**What is expected:**
Tally the lines in the listing below that include "this". Answer with the count and nothing more.

**Material supplied:**
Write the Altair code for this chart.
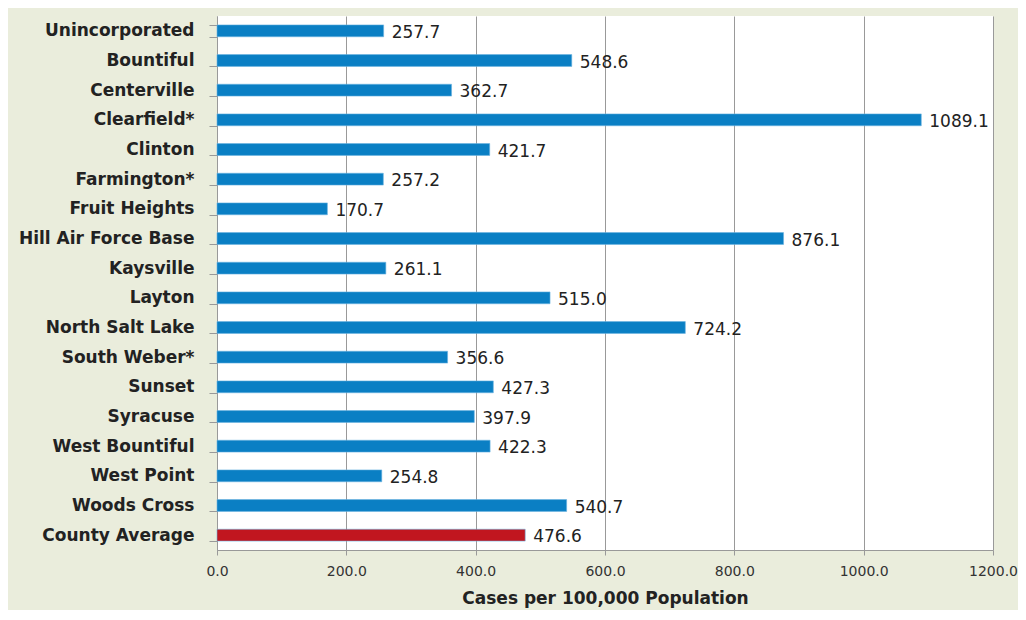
import altair as alt
import pandas as pd

places = ["Unincorporated", "Bountiful", "Centerville", "Clearfield*", "Clinton",
          "Farmington*", "Fruit Heights", "Hill Air Force Base", "Kaysville", "Layton",
          "North Salt Lake", "South Weber*", "Sunset", "Syracuse", "West Bountiful",
          "West Point", "Woods Cross", "County Average"]
rates = [257.7, 548.6, 362.7, 1089.1, 421.7, 257.2, 170.7, 876.1, 261.1, 515.0,
         724.2, 356.6, 427.3, 397.9, 422.3, 254.8, 540.7, 476.6]
kind = ["city"] * 17 + ["avg"]

df = pd.DataFrame({"place": places, "rate": rates, "kind": kind})

FONT = "DejaVu Sans"

y = alt.Y("place:N", sort=places, title=None,
          scale=alt.Scale(paddingInner=0.6, paddingOuter=0.3),
          axis=alt.Axis(tickBand="extent", labelFont=FONT, labelFontWeight="bold",
                        labelFontSize=17, labelColor="#222222", labelPadding=15,
                        tickSize=8, tickColor="#999999", domainColor="#999999",
                        labelLimit=300))
x = alt.X("rate:Q", title="Cases per 100,000 Population",
          scale=alt.Scale(domain=[0, 1200], nice=False),
          axis=alt.Axis(values=[0, 200, 400, 600, 800, 1000, 1200], format=".1f",
                        labelFlush=False,
                        labelFont=FONT, labelFontSize=14, labelColor="#333333",
                        labelPadding=9, tickSize=5, tickColor="#999999",
                        domainColor="#999999", gridColor="#999999", grid=True,
                        titleFont=FONT, titleFontSize=17, titleFontWeight="bold",
                        titleColor="#222222", titlePadding=12))

bars = alt.Chart(df).mark_bar(stroke="#6db3e0", strokeWidth=0.6).encode(
    x=x, y=y,
    color=alt.Color("kind:N", scale=alt.Scale(domain=["city", "avg"],
                                              range=["#0a7fc4", "#c1161f"]), legend=None),
)
labels = alt.Chart(df).mark_text(align="left", baseline="middle", dx=8, dy=2,
                                 font=FONT, fontSize=17, color="#222222").encode(
    x="rate:Q", y=alt.Y("place:N", sort=places),
    text=alt.Text("rate:Q", format=".1f"),
)

chart = (bars + labels).properties(
    width=776, height=534,
    background="#eaeddc",
    padding={"left": 209, "top": 8, "right": 25, "bottom": 60},
    autosize=alt.AutoSizeParams(type="none"),
).configure_view(fill="white", stroke=None)

chart.save("out.html", embed_options={"renderer": "svg", "actions": False})
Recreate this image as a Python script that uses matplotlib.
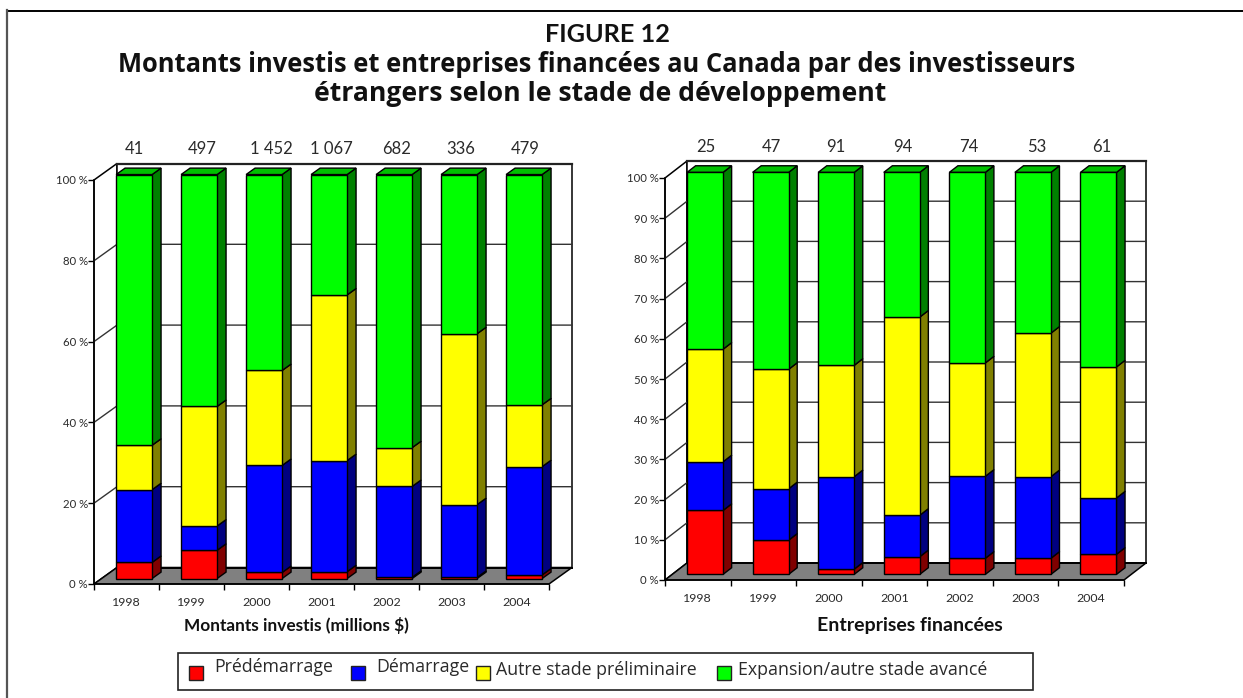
import matplotlib
matplotlib.use("Agg")
import matplotlib.pyplot as plt
from matplotlib.patches import Polygon, Rectangle
from matplotlib.lines import Line2D

W, H = 1243, 698

years = ["1998", "1999", "2000", "2001", "2002", "2003", "2004"]

# left panel: amounts invested (% by stage)
left_pre = [4.0, 7.0, 1.5, 1.7, 0.3, 0.3, 0.9]
left_dem = [18.0, 6.0, 26.5, 27.5, 22.5, 18.0, 26.8]
left_aut = [11.0, 29.6, 23.5, 41.0, 9.6, 42.3, 15.3]
left_exp = [67.0, 57.4, 48.5, 29.8, 67.6, 39.4, 57.0]
left_totals = ["41", "497", "1 452", "1 067", "682", "336", "479"]
left_yticks = [0, 20, 40, 60, 80, 100]

# right panel: companies financed (% by stage)
right_pre = [15.9, 8.5, 1.3, 4.4, 4.0, 4.0, 5.0]
right_dem = [12.1, 12.8, 23.0, 10.3, 20.4, 20.3, 14.0]
right_aut = [28.0, 29.7, 27.7, 49.3, 28.2, 35.7, 32.6]
right_exp = [44.0, 49.0, 48.0, 36.0, 47.4, 40.0, 48.4]
right_totals = ["25", "47", "91", "94", "74", "53", "61"]
right_yticks = [0, 10, 20, 30, 40, 50, 60, 70, 80, 90, 100]

stage_names = ["Prédémarrage", "Démarrage", "Autre stade préliminaire",
               "Expansion/autre stade avancé"]
front_colors = ["#ff0000", "#0000ff", "#ffff00", "#00ff00"]
side_colors = ["#800000", "#000080", "#808000", "#008000"]
top_color = "#00c000"

SANS = ["Lato", "DejaVu Sans"]
WIDE = ["Open Sans", "DejaVu Sans"]
TXT = "#2a2a2a"

fig = plt.figure(figsize=(W / 100, H / 100), dpi=100, facecolor="white")


def panel(box, depth_px, series, totals, yticks, nudges, xlabel, xlabel_cx, xlabel_size):
    x0, x1, ybot, ytop = box
    ax = fig.add_axes([x0 / W, 1 - ybot / H, (x1 - x0) / W, (ybot - ytop) / H])
    ax.set_xlim(0, len(years))
    ax.set_ylim(0, 100)
    ax.patch.set_visible(False)
    ux = (x1 - x0) / len(years)
    uy = (ybot - ytop) / 100
    dx = depth_px[0] / ux
    dy = depth_px[1] / uy

    def pr(x, y, d):
        return (x + d * dx, y + d * dy)

    def poly(pts, fc, ec="black", lw=1.0, z=2):
        ax.add_patch(Polygon(pts, closed=True, facecolor=fc, edgecolor=ec,
                             linewidth=lw, joinstyle="miter", clip_on=False, zorder=z))

    n = len(years)
    # walls and floor
    poly([pr(0, 0, 0), pr(0, 100, 0), pr(0, 100, 1), pr(0, 0, 1)], "white", lw=1.1)
    poly([pr(0, 0, 1), pr(0, 100, 1), pr(n, 100, 1), pr(n, 0, 1)], "white", lw=1.1)
    ax.plot([pr(0, 100, 1)[0], pr(n, 100, 1)[0]], [pr(0, 100, 1)[1]] * 2,
            color="#222222", lw=1.6, clip_on=False, zorder=2.2)
    poly([pr(0, 0, 0), pr(n, 0, 0), pr(n, 0, 1), pr(0, 0, 1)], "#808080", lw=1.1)
    ax.plot([pr(0, 0, 1)[0], pr(n, 0, 1)[0]], [pr(0, 0, 1)[1]] * 2,
            color="black", lw=1.4, clip_on=False, zorder=2.2)
    # gridlines on side and back walls
    for t in yticks[1:-1]:
        a, b, c = pr(0, t, 0), pr(0, t, 1), pr(n, t, 1)
        ax.plot([a[0], b[0], c[0]], [a[1], b[1], c[1]], color="#333333", lw=1.0,
                clip_on=False, zorder=2.1, solid_joinstyle="miter")
    # bars
    d0, d1 = 0.33, 0.72
    bw = 36.0 / ux
    for i in range(n):
        xl, xr = i + 0.5 - bw / 2, i + 0.5 + bw / 2
        base = 0.0
        for s, vals in enumerate(series):
            top = base + vals[i]
            poly([pr(xr, base, d0), pr(xr, top, d0), pr(xr, top, d1), pr(xr, base, d1)],
                 side_colors[s], z=3)
            poly([pr(xl, base, d0), pr(xr, base, d0), pr(xr, top, d0), pr(xl, top, d0)],
                 front_colors[s], z=3.1)
            base = top
        poly([pr(xl, base, d0), pr(xr, base, d0), pr(xr, base, d1), pr(xl, base, d1)],
             top_color, z=3)
        cx = pr(i + 0.5, 100, d0)[0]
        ax.annotate(totals[i], (cx, 100), xytext=(nudges[i] * 0.72, 31 * 0.72),
                    textcoords="offset points", ha="center", va="center",
                    family=SANS, fontsize=12, color=TXT, annotation_clip=False)

    # axes: real ticks on the front edges
    for sp in ("top", "right"):
        ax.spines[sp].set_visible(False)
    for sp in ("left", "bottom"):
        ax.spines[sp].set_zorder(2.5)
        ax.spines[sp].set_linewidth(1.1)
    ax.set_zorder(1)
    ax.set_yticks(yticks)
    ax.set_yticklabels([f"{t} %" for t in yticks], family=SANS, fontsize=8.2, color=TXT)
    ax.tick_params(axis="y", length=6 * 0.72, width=1.0, pad=0)
    ax.set_xticks(range(n + 1))
    ax.set_xticklabels([])
    ax.set_xticks([i + 0.5 for i in range(n)], minor=True)
    ax.set_xticklabels(years, minor=True, family=SANS, fontsize=8.9, color=TXT)
    ax.tick_params(axis="x", which="major", length=6 * 0.72, width=1.0)
    ax.tick_params(axis="x", which="minor", length=0, pad=9)
    fig.text(xlabel_cx / W, 1 - 626 / H, xlabel, ha="center", va="center",
             family=SANS, fontweight="bold", fontsize=xlabel_size, color="#111111")
    return ax


panel((94, 549, 584, 180), (23, 16.5), [left_pre, left_dem, left_aut, left_exp],
      left_totals, left_yticks, [0, 3, 7, 2, 2, 2, 1],
      "Montants investis (millions $)", 296, 12.4)
panel((665, 1124, 580, 178), (22, 17), [right_pre, right_dem, right_aut, right_exp],
      right_totals, right_yticks, [1, 1, 0, 1, 1, 4, 3],
      "Entreprises financées", 910, 14.0)

# page frame
fig.add_artist(Line2D([7 / W, W / W], [1 - 10.5 / H] * 2, color="black", lw=1.4))
fig.add_artist(Line2D([7 / W, 7 / W], [1 - 10 / H, 0], color="#555555", lw=1.6))

# titles
fig.text(607 / W, 1 - 35 / H, "FIGURE 12", ha="center", va="center", family=SANS,
         fontweight="bold", fontsize=18.2, color="#111111")
fig.text(597 / W, 1 - 64 / H,
         "Montants investis et entreprises financées au Canada par des investisseurs",
         ha="center", va="center", family=WIDE, fontweight="bold", fontsize=18.4, color="#111111")
fig.text(600 / W, 1 - 94 / H, "étrangers selon le stade de développement",
         ha="center", va="center", family=WIDE, fontweight="bold", fontsize=19.1, color="#111111")

# legend
fig.add_artist(Rectangle((178 / W, 1 - 690 / H), (1033 - 178) / W, 37 / H,
                         transform=fig.transFigure, facecolor="white", edgecolor="#222222", lw=1.2))
swatch_x = [189, 351, 476, 717]
text_x = [214, 376, 496, 738]
text_y = [667, 667, 670, 670]
for s, name in enumerate(stage_names):
    fig.add_artist(Rectangle((swatch_x[s] / W, 1 - 680 / H), 14 / W, 14 / H,
                             transform=fig.transFigure, facecolor=front_colors[s],
                             edgecolor="#222222", lw=1.0))
    fig.text(text_x[s] / W, 1 - text_y[s] / H, name, ha="left", va="center",
             family=WIDE, fontsize=12.8, color=TXT)

fig.savefig("out.png", dpi=100)
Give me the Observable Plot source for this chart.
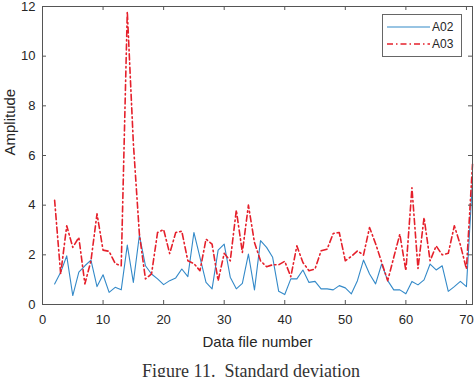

**Answer below:**
3